Begin the copy with the line that contains "Clone this chart in matplotlib." and end it with the line that contains "import matplotlib.pyplot as plt". Print these lines exactly and omit all pictures.

DATA TO USE:
=-=-=
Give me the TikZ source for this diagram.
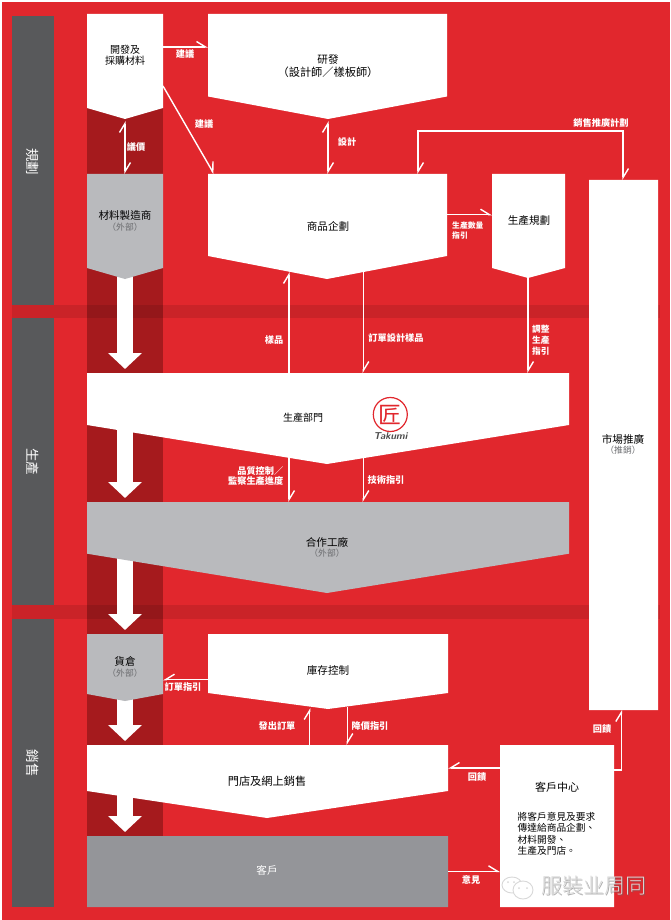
\documentclass[tikz,border=0pt]{standalone}
\usepackage{xcolor}
\usepackage{fontspec}
\setmainfont{Noto Sans CJK TC}
\newfontfamily\markfont{Noto Sans CJK TC Light}
\usetikzlibrary{positioning,calc,arrows.meta}
\definecolor{hlred}{HTML}{E1272D}
\definecolor{hldark}{HTML}{A51A1D}
\definecolor{hlside}{HTML}{58595B}
\definecolor{hlgray}{HTML}{B9BABD}
\definecolor{hlcust}{HTML}{949599}
\definecolor{hlsub}{HTML}{6B6C6F}
\definecolor{hlmark}{HTML}{D8D8D8}
\begin{document}
\begin{tikzpicture}[x=1pt,y=-1pt,
  panel/.style ={rectangle, inner sep=0pt, outer sep=0pt},
  flowL/.style ={draw=white, line width=1.4pt, -{Straight Barb[harpoon,length=9pt,width=11pt,line width=1.4pt]}},
  flowR/.style ={draw=white, line width=1.4pt, -{Straight Barb[harpoon,swap,length=9pt,width=11pt,line width=1.4pt]}},
  flowB/.style ={draw=white, line width=1.4pt, {Straight Barb[harpoon,length=9pt,width=11pt,line width=1.4pt]}-{Straight Barb[harpoon,length=9pt,width=11pt,line width=1.4pt]}},
  bigArrow/.style={draw=white, line width=16pt, shorten >=4pt, -{Triangle[width=33pt,length=16pt]}},
  mainTxt/.style={font=\fontsize{10.6}{11.5}\selectfont, color=black, align=center, inner sep=0pt},
  subTxt/.style ={font=\fontsize{8.8}{10}\selectfont, color=hlsub, align=center, inner sep=0pt},
  flowTxt/.style={font=\fontsize{9.2}{10.7}\bfseries\selectfont, color=white, inner sep=0pt},
  sideTxt/.style={font=\fontsize{13.5}{14}\selectfont, color=white, rotate=-90, inner sep=0pt},
]
\useasboundingbox (0,0) rectangle (670,920);
\fill[white] (0,0) rectangle (670,920);
\fill[hlred] (2,2) rectangle (670,920);
% material column behind the left-hand boxes
\fill[hldark] (87,14) rectangle (163,836);
% bands between the three stages
\fill[black, opacity=0.1] (12,305) rectangle (660,318);
\fill[black, opacity=0.1] (12,605) rectangle (660,619);
\fill[hlside] (12,16) rectangle (54,305);
\fill[hlside] (12,318) rectangle (54,605);
\fill[hlside] (12,619) rectangle (54,907);
% boxes: name/left/top/right/shoulder
\foreach \nm/\xa/\ya/\xb/\yb in {%
  matdev/87/14/163/108,
  matmaker/87/174/163/268,
  research/208/14/447/96.5,
  plan/208/174/447/256,
  sched/492/174/565/268,
  prod/87/373/569/425,
  partner/87/502/569/553.7,
  store/87/634/163/694,
  stock/208/634/448/693,
  shop/87/745/448/791,
  client/87/836/448/907,
  market/589/180/658/710,
  centre/500/745/614/907%
} {
  \pgfmathsetmacro{\ww}{\xb-\xa}
  \pgfmathsetmacro{\hh}{\yb-\ya}
  \node[panel, minimum width=\ww pt, minimum height=\hh pt] (\nm) at ({(\xa+\xb)/2},{(\ya+\yb)/2}) {};
}
% white block arrows go under the boxes
\draw[bigArrow] (matmaker.south) -- (prod.north -| matdev.south);
\draw[bigArrow] (prod.south -| matdev.south) -- (partner.north -| matdev.south);
\draw[bigArrow] (partner.south -| matdev.south) -- (store.north -| matdev.south);
\draw[bigArrow] (store.south) -- (shop.north -| matdev.south);
\draw[bigArrow] (shop.south -| matdev.south) -- (client.north -| matdev.south);
\foreach \nm/\tx/\ty/\col in {%
  matdev/125/119/white, matmaker/125/279/hlgray, research/328/119/white,
  plan/327/279/white, sched/528/278/white, prod/327/464/white,
  partner/327/593/hlgray, store/125/701/hlgray, stock/328/709/white,
  shop/267/818/white, client/267/907/hlcust, market/623/710/white, centre/557/907/white%
} {
  \fill[\col] (\nm.north west) -- (\nm.north east) -- (\nm.south east) -- (\tx,\ty) -- (\nm.south west) -- cycle;
}
% free ends on the sloped edges
\coordinate (sampleTip) at (289,272);
\coordinate (orderTop) at (363.3,271.5);
\coordinate (qualTop) at (289,457);
\coordinate (techTop) at (363.3,458);
\coordinate (issueTip) at (309.7,708);
\coordinate (priceTop) at (347.3,707);
\coordinate (loopCorner) at (623,131);
% connectors
\draw[flowL] (matdev.east |- 0,47) -- (research.west |- 0,47);
\draw[flowL] (matdev.east |- 0,86) -- (plan.north -| 214,0);
\draw[flowB] (matmaker.north -| matdev.south) ++(0,-53) -- (matmaker.north);
\draw[flowB] (plan.north -| 328,0) ++(0,-53) -- (plan.north -| 328,0);
\draw[flowB] (plan.north -| 418,0) |- (loopCorner) -- (market.north -| loopCorner);
\draw[flowL] (plan.east |- 0,214.7) -- (sched.west |- 0,214.7);
\draw[flowL] (prod.north -| sampleTip) -- (sampleTip);
\draw[flowL] (orderTop) -- (prod.north -| orderTop);
\draw[flowL] (sched.south -| 528,0) ++(0,10) -- (prod.north -| 528,0);
\draw[flowL] (qualTop) -- (partner.north -| qualTop);
\draw[flowL] (techTop) -- (partner.north -| techTop);
\draw[flowR] (stock.west |- 0,679.7) -- (store.east |- 0,679.7);
\draw[flowL] (shop.north -| issueTip) -- (issueTip);
\draw[flowL] (priceTop) -- (shop.north -| priceTop);
\draw[flowR] (centre.west |- 0,768) -- (shop.east |- 0,768);
\draw[flowL] (centre.east |- 0,770) -| (market.south -| 621.3,0);
\draw[flowL] (client.east |- 0,871.3) -- (centre.west |- 0,871.3);
% stage names
\node[sideTxt] (sidePlan) at (33,162) {規劃};
\node[sideTxt] (sideProd) at (33,461.5) {生產};
\node[sideTxt] (sideSale) at (33,763) {銷售};
% box texts
\node[mainTxt, font=\fontsize{10}{11.5}\selectfont] (tMatdev) at (125,55) {開發及\\採購材料};
\node[mainTxt] (tResearch) at (328,60) {研發};
\node[mainTxt, font=\fontsize{11.2}{12}\selectfont] (tResearchSub) at (328,72) {（設計師／樣板師）};
\node[mainTxt] (tMaker) at (125,215) {材料製造商};
\node[subTxt]  (tMakerSub) at (125,227) {（外部）};
\node[mainTxt] (tPlan) at (328,226.5) {商品企劃};
\node[mainTxt] (tSched) at (529,220) {生產規劃};
\node[mainTxt] (tMarket) at (623,439) {市場推廣};
\node[subTxt]  (tMarketSub) at (623,450.5) {（推銷）};
\node[mainTxt, font=\fontsize{10}{11.5}\selectfont] (tProd) at (303,418) {生產部門};
\node[mainTxt] (tPartner) at (327,542) {合作工廠};
\node[subTxt]  (tPartnerSub) at (327,553) {（外部）};
\node[mainTxt] (tStore) at (125,661.5) {貨倉};
\node[subTxt]  (tStoreSub) at (125,673.5) {（外部）};
\node[mainTxt] (tStock) at (328,670.5) {庫存控制};
\node[mainTxt, font=\fontsize{11.2}{12}\selectfont] (tShop) at (267,781) {門店及網上銷售};
\node[mainTxt, color=white] (tClient) at (267,870) {客戶};
\node[mainTxt, font=\fontsize{11}{12}\selectfont] (tCentre) at (557,787.5) {客戶中心};
\node[mainTxt, anchor=north west, align=left, font=\fontsize{9.7}{11.5}\selectfont] (tCentreBody) at (517.5,812) {將客戶意見及要求\\傳達給商品企劃、\\材料開發、\\生產及門店。};
% connector labels
\foreach \nm/\lx/\ly/\txt in {%
  lbA/185/54/建議, lbB/204/124/建議, lbC/136/147/議價, lbD/347/142/設計,
  lbE/601/123/銷售推廣計劃, lbF/274/340/樣品, lbG/396/338/訂單設計樣品,
  lbH/386/480/技術指引, lbI/183/687/訂單指引, lbJ/277/726/發出訂單,
  lbK/370/726/降價指引, lbL/477/777/回饋, lbM/602/729/回饋, lbN/471/880/意見%
} {
  \node[flowTxt] (\nm) at (\lx,\ly) {\txt};
}
\node[flowTxt, font=\fontsize{7.8}{10}\bfseries\selectfont, anchor=north west, align=left] (lbO) at (452,222) {生產數量\\指引};
\node[flowTxt, font=\fontsize{8.7}{11}\bfseries\selectfont, anchor=north west, align=left] (lbP) at (532,324.5) {調整\\生產\\指引};
\node[flowTxt, anchor=north east, align=right] (lbQ) at (283.5,466) {品質控制／\\監察生產進度};
% takumi mark
\node[circle, draw=hlred, line width=1.2pt, minimum size=34pt, inner sep=0pt, font=\fontsize{23}{23}\selectfont, text=hlred] (logo) at (390.3,414.5) {匠};
\node[font=\fontsize{10}{11}\sffamily\bfseries\itshape\selectfont, color=black!70, inner sep=0pt] (logoTxt) at (390.5,436.5) {Takumi};
% watermark
\draw[hlmark, line width=0.9pt] (512,885) ellipse (10pt and 8pt);
\draw[hlmark, line width=0.9pt, fill=white] (523,890) ellipse (10pt and 9pt);
\fill[hlmark] (508,882) circle (1pt) (514,882) circle (1pt) (519,888) circle (1pt) (527,888) circle (1pt);
\node[font=\markfont\fontsize{21}{22}\selectfont, color=black!60, opacity=0.55, inner sep=0pt] (markShade) at (595,886.5) {服裝业周同};
\node[font=\markfont\fontsize{21}{22}\selectfont, color=hlmark, inner sep=0pt] (markTxt) at (594,885.5) {服裝业周同};
\end{tikzpicture}
\end{document}
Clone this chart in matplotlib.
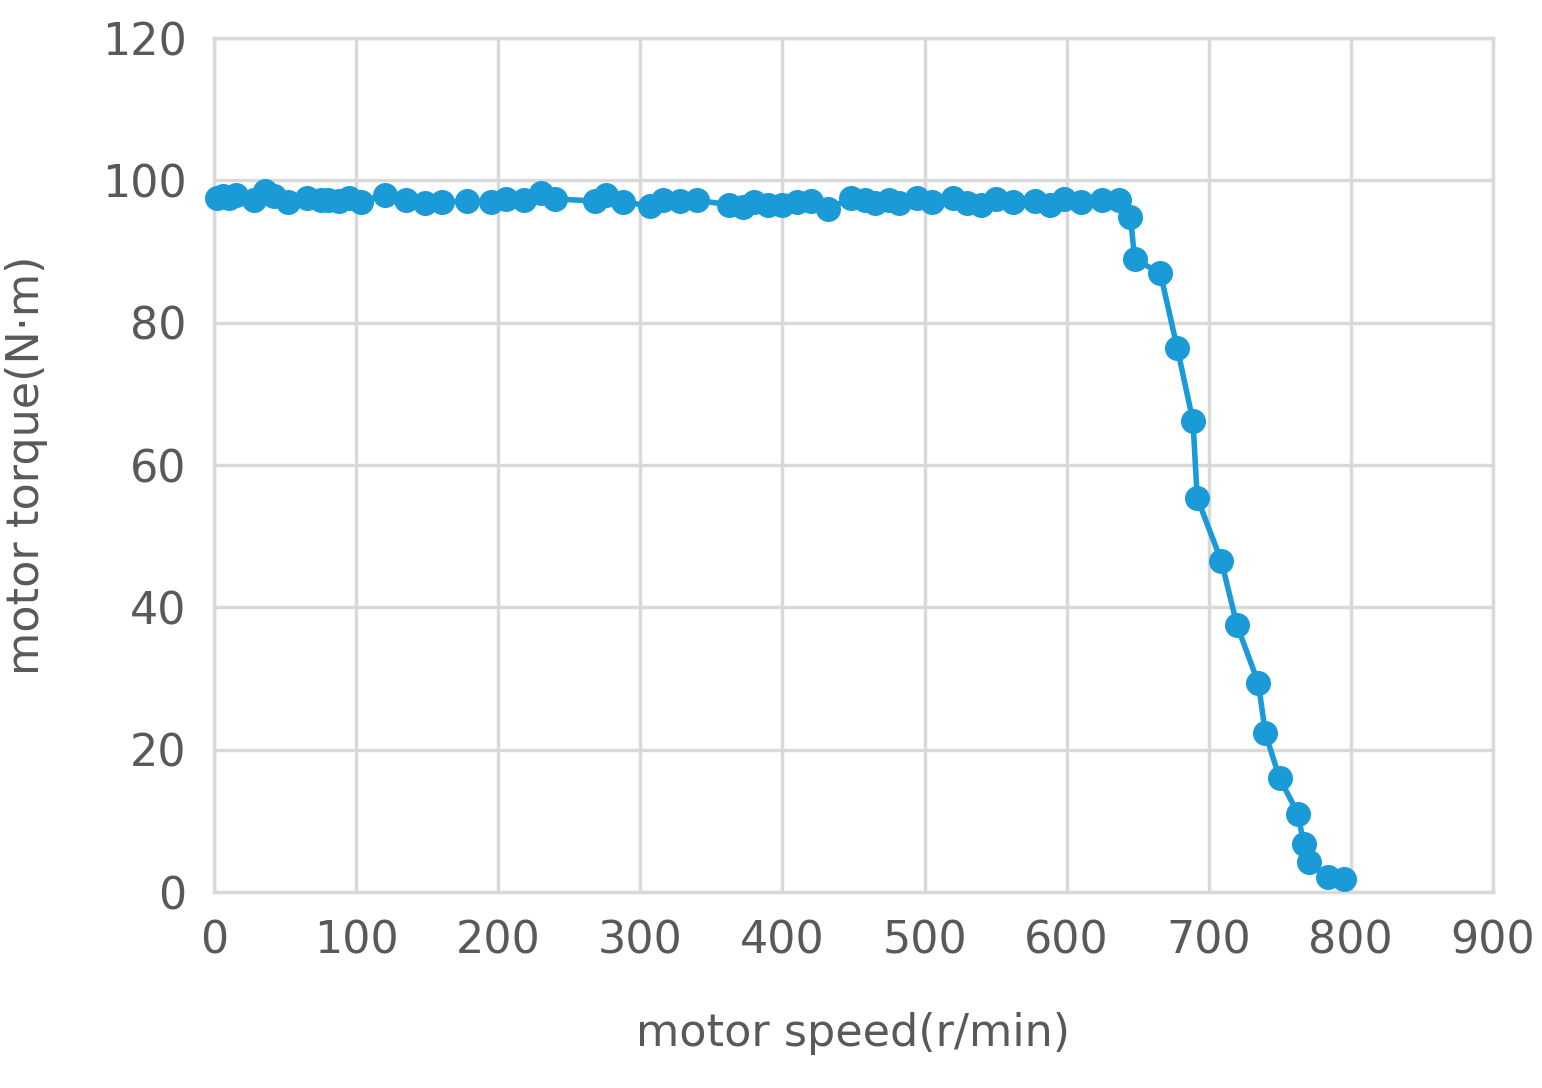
import matplotlib
matplotlib.use("Agg")
import matplotlib.pyplot as plt

speed = [2, 6, 10, 15, 28, 36, 42, 52, 65, 75, 80, 88, 95, 103, 120, 135, 148, 160, 178, 195,
         205, 218, 230, 240, 268, 276, 288, 307, 316, 328, 340, 362, 372, 380, 390, 400, 410, 420,
         432, 448, 458, 465, 475, 482, 495, 505, 520, 530, 540, 550, 562, 578, 588, 598, 610, 625,
         637, 645, 648, 666, 678, 689, 692, 709, 720, 735, 740, 750, 763, 767, 771, 784, 795]
torque = [97.5, 97.8, 97.6, 98.0, 97.3, 98.5, 97.8, 97.0, 97.5, 97.2, 97.3, 97.1, 97.5, 97.0, 98.0, 97.2,
          96.8, 96.9, 97.1, 97.0, 97.4, 97.3, 98.2, 97.4, 97.1, 98.0, 97.0, 96.4, 97.2, 97.1, 97.2,
          96.6, 96.2, 97.0, 96.5, 96.6, 97.0, 97.1, 96.0, 97.5, 97.3, 96.8, 97.2, 96.8, 97.5, 97.0,
          97.5, 96.8, 96.6, 97.4, 96.9, 97.1, 96.5, 97.4, 96.9, 97.2, 97.2, 94.8, 88.9, 87.0, 76.4,
          66.2, 55.4, 46.5, 37.5, 29.4, 22.3, 16.0, 11.0, 6.7, 4.2, 2.1, 1.8]
xticks = [0, 100, 200, 300, 400, 500, 600, 700, 800, 900]
yticks = [0, 20, 40, 60, 80, 100, 120]

fig = plt.figure(figsize=(15.42, 10.88), dpi=100)
ax = fig.add_axes([0.139, 0.180, 0.829, 0.785])
c = "#1a9bd7"
ax.plot(speed, torque, color=c, lw=4, marker="o", ms=17, zorder=3, clip_on=False)
ax.set_xlim(0, 900)
ax.set_ylim(0, 120)
ax.set_xticks(xticks)
ax.set_yticks(yticks)
ax.grid(True, color="#d9d9d9", lw=2.5)
for s in ax.spines.values():
    s.set_color("#d9d9d9"); s.set_linewidth(2.5)
ax.tick_params(length=0, labelsize=32, colors="#595959", pad=20)
ax.set_xlabel("motor speed(r/min)", fontsize=32, color="#595959", labelpad=35)
ax.set_ylabel("motor torque(N·m)", fontsize=32, color="#595959", labelpad=22)
ax.yaxis.set_label_coords(-0.13, 0.5)
fig.savefig("out.png", dpi=100)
=-=-=
RESULT OF THIS EXERCISE:
Clone this chart in matplotlib.
import matplotlib
matplotlib.use("Agg")
import matplotlib.pyplot as plt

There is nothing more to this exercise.